AIM OF THE TASK: Set down exactly the lines from the one with "Write a web" to the one with "const stepData = xBreaks.map((x, i)", both included, and no line outside that range.
↓↓↓
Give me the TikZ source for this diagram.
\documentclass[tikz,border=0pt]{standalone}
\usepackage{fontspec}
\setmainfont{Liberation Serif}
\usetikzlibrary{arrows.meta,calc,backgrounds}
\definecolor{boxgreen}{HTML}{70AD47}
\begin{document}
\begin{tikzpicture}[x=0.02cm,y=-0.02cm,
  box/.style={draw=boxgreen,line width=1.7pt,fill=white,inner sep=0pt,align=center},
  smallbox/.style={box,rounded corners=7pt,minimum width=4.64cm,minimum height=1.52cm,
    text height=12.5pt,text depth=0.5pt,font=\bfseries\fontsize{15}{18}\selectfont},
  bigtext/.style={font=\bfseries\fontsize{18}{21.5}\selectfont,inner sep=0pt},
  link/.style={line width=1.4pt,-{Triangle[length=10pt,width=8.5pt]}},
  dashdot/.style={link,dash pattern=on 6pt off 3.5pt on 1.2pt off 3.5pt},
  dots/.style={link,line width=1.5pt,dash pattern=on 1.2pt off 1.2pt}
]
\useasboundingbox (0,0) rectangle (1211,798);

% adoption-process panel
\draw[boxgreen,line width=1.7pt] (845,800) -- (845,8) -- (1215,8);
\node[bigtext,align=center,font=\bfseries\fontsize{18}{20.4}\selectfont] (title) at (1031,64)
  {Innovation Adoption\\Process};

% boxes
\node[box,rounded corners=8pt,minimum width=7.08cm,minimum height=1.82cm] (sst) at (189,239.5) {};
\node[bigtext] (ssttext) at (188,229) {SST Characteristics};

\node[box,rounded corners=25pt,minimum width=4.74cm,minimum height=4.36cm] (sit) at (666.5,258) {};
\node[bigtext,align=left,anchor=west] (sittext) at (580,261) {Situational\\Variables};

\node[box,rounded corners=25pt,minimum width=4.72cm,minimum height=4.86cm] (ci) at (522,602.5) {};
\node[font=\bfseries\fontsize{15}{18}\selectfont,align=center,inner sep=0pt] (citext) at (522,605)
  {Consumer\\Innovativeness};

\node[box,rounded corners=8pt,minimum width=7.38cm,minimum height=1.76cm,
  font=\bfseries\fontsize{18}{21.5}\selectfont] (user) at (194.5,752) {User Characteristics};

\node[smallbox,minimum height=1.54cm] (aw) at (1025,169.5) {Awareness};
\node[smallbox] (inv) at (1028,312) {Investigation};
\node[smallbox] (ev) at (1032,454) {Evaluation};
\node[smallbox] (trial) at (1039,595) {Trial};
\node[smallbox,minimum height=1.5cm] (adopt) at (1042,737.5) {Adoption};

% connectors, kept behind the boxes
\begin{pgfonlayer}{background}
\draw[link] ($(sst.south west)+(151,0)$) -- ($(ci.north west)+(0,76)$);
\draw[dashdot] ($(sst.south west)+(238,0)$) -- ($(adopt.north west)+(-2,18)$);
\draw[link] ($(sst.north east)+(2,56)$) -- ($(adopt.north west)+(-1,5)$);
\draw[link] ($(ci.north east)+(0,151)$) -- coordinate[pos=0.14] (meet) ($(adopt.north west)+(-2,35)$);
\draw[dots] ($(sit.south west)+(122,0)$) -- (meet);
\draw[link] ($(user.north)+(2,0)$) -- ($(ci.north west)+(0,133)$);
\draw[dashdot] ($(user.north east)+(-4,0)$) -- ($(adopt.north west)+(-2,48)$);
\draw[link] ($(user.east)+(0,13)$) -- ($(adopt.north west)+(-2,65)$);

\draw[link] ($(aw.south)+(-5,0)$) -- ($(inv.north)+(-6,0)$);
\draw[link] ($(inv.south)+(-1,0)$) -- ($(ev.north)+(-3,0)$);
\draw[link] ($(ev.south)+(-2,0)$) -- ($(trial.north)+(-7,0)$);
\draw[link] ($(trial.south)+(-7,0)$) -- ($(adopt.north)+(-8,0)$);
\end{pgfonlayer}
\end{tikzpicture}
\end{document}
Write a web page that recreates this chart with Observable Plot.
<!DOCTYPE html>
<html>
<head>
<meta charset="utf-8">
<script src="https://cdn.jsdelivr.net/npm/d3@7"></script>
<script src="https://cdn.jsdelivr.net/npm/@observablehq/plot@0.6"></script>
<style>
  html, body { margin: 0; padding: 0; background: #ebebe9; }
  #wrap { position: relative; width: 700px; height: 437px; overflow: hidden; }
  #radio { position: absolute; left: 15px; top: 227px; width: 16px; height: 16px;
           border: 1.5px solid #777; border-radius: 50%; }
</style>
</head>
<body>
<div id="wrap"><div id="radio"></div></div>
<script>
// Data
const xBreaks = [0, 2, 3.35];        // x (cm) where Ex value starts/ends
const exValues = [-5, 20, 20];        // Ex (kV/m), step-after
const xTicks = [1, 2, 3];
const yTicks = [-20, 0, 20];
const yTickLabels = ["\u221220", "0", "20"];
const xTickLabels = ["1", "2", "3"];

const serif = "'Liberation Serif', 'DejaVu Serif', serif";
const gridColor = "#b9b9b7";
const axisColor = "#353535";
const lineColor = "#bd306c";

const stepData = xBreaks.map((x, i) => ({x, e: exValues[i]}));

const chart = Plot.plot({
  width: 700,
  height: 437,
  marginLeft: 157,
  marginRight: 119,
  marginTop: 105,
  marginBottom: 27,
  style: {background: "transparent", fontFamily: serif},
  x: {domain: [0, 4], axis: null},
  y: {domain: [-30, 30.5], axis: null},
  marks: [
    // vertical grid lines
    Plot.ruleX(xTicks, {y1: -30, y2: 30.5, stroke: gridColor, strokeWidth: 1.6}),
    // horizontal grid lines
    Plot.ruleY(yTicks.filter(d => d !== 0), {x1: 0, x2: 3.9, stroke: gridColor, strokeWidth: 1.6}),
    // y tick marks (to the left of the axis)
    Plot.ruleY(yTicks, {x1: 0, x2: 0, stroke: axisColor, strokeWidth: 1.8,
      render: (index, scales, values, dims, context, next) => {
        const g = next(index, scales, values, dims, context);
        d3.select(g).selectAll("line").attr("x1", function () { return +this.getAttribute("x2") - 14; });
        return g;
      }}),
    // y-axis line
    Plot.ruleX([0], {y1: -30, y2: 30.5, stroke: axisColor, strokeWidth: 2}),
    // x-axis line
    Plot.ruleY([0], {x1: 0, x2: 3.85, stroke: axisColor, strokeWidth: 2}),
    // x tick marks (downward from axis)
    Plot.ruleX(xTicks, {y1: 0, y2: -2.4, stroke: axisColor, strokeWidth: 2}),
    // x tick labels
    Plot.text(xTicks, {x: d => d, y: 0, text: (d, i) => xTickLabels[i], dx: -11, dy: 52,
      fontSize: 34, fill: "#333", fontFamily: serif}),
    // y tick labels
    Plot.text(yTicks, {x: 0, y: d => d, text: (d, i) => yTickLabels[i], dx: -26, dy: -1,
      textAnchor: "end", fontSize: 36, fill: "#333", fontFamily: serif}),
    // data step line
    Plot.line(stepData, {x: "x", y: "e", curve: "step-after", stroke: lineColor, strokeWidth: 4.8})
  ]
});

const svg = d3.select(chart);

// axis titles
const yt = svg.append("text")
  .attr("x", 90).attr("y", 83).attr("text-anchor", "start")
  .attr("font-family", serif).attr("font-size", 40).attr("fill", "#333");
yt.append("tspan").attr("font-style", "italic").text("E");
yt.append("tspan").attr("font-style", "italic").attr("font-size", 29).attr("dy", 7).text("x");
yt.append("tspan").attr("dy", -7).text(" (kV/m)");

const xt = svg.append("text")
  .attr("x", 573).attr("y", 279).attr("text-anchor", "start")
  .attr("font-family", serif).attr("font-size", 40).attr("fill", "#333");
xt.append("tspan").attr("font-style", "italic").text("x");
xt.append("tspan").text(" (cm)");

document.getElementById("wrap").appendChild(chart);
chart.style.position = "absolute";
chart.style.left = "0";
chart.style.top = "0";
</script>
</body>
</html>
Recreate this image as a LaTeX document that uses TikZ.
↑↑↑
SOLUTION TO THE PROBLEM:
Write a web page that recreates this chart with Observable Plot.
<!DOCTYPE html>
<html>
<head>
<meta charset="utf-8">
<script src="https://cdn.jsdelivr.net/npm/d3@7"></script>
<script src="https://cdn.jsdelivr.net/npm/@observablehq/plot@0.6"></script>
<style>
  html, body { margin: 0; padding: 0; background: #ebebe9; }
  #wrap { position: relative; width: 700px; height: 437px; overflow: hidden; }
  #radio { position: absolute; left: 15px; top: 227px; width: 16px; height: 16px;
           border: 1.5px solid #777; border-radius: 50%; }
</style>
</head>
<body>
<div id="wrap"><div id="radio"></div></div>
<script>
// Data
const xBreaks = [0, 2, 3.35];        // x (cm) where Ex value starts/ends
const exValues = [-5, 20, 20];        // Ex (kV/m), step-after
const xTicks = [1, 2, 3];
const yTicks = [-20, 0, 20];
const yTickLabels = ["\u221220", "0", "20"];
const xTickLabels = ["1", "2", "3"];

const serif = "'Liberation Serif', 'DejaVu Serif', serif";
const gridColor = "#b9b9b7";
const axisColor = "#353535";
const lineColor = "#bd306c";

const stepData = xBreaks.map((x, i) => ({x, e: exValues[i]}));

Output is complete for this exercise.